5. An engine temperature control system according to claim 4, characterised by means (12-19) responsive to said temperature sensor (10) for providing a temperature signal having an amplitude proportional to the sensed temperature, and wherein said pulse width modulated signal is developed in response to the temperature signal.

6. An engine temperature control system according to claim 5, characterised in that said temperature signal is applied to a comparator (24) which also receives a triangular shaped signal, said pulse width modulated signal being produced at the output of said comparator.

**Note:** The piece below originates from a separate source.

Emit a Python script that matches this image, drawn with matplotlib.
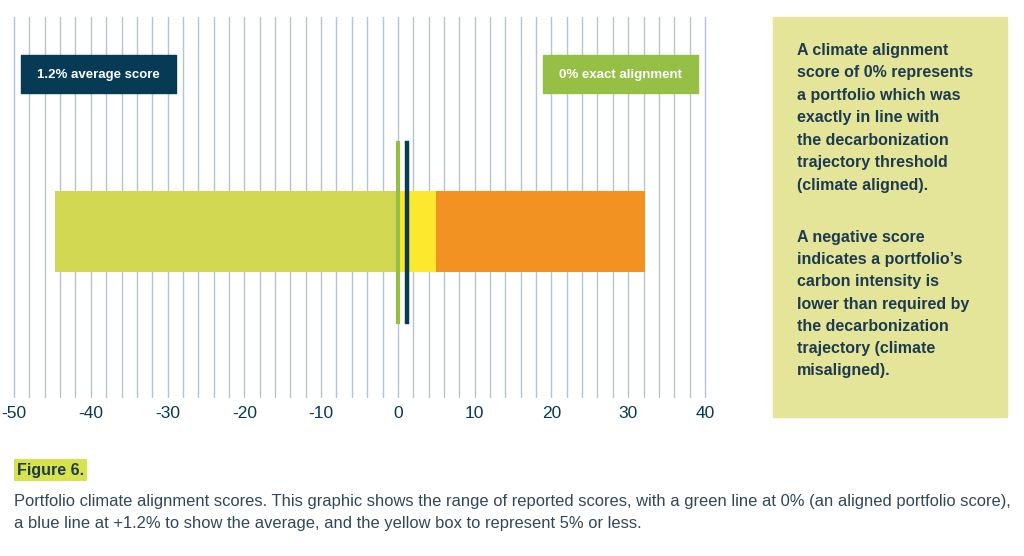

7. An engine temperature control system according to claim 4, 5 or 6, characterised in that the controlled fluid pressure is proportional to the duty cycle of said pulse width modulated signal and is produced by supplying pressurized fluid to a solenoid off-on valve (37) operated by the pulse width modulated signal, the effective opening of the solenoid valve (37) and the pressure drop thereacross being proportional to the duty cycle of the pulse width modulated signal.

8. An engine temperature control system according to claim 7, characterised in that the pressurized fluid is pressurized oil which flows through an oil circuit from a pressurized oil supply (39) through said solenoid off-on valve (37) and then through a fixed orifice (38) and finally back (via 41 and 42) to the oil supply (39), the controlled fluid pressure being directly proportional to the sensed temperature of the coolant and being developed at the junction (43) in the oil circuit between the output of the solenoid valve (37) and the input to the fixed orifice (38).

9. An engine temperature control system according to claim 7, characterised in that the pressurized fluid is pressurized oil which flows through an oil circuit from a pressurized oil supply (39) through a fixed orifice (38) and then through said solenoid off-on valve (37) and finally back (via 41) to the oil supply (39), the controlled fluid pressure being inversely proportional to the sensed temperature of the coolant and being developed at the junction in the oil circuit between the output of the fixed orifice (38) and the input to the solenoid valve (41).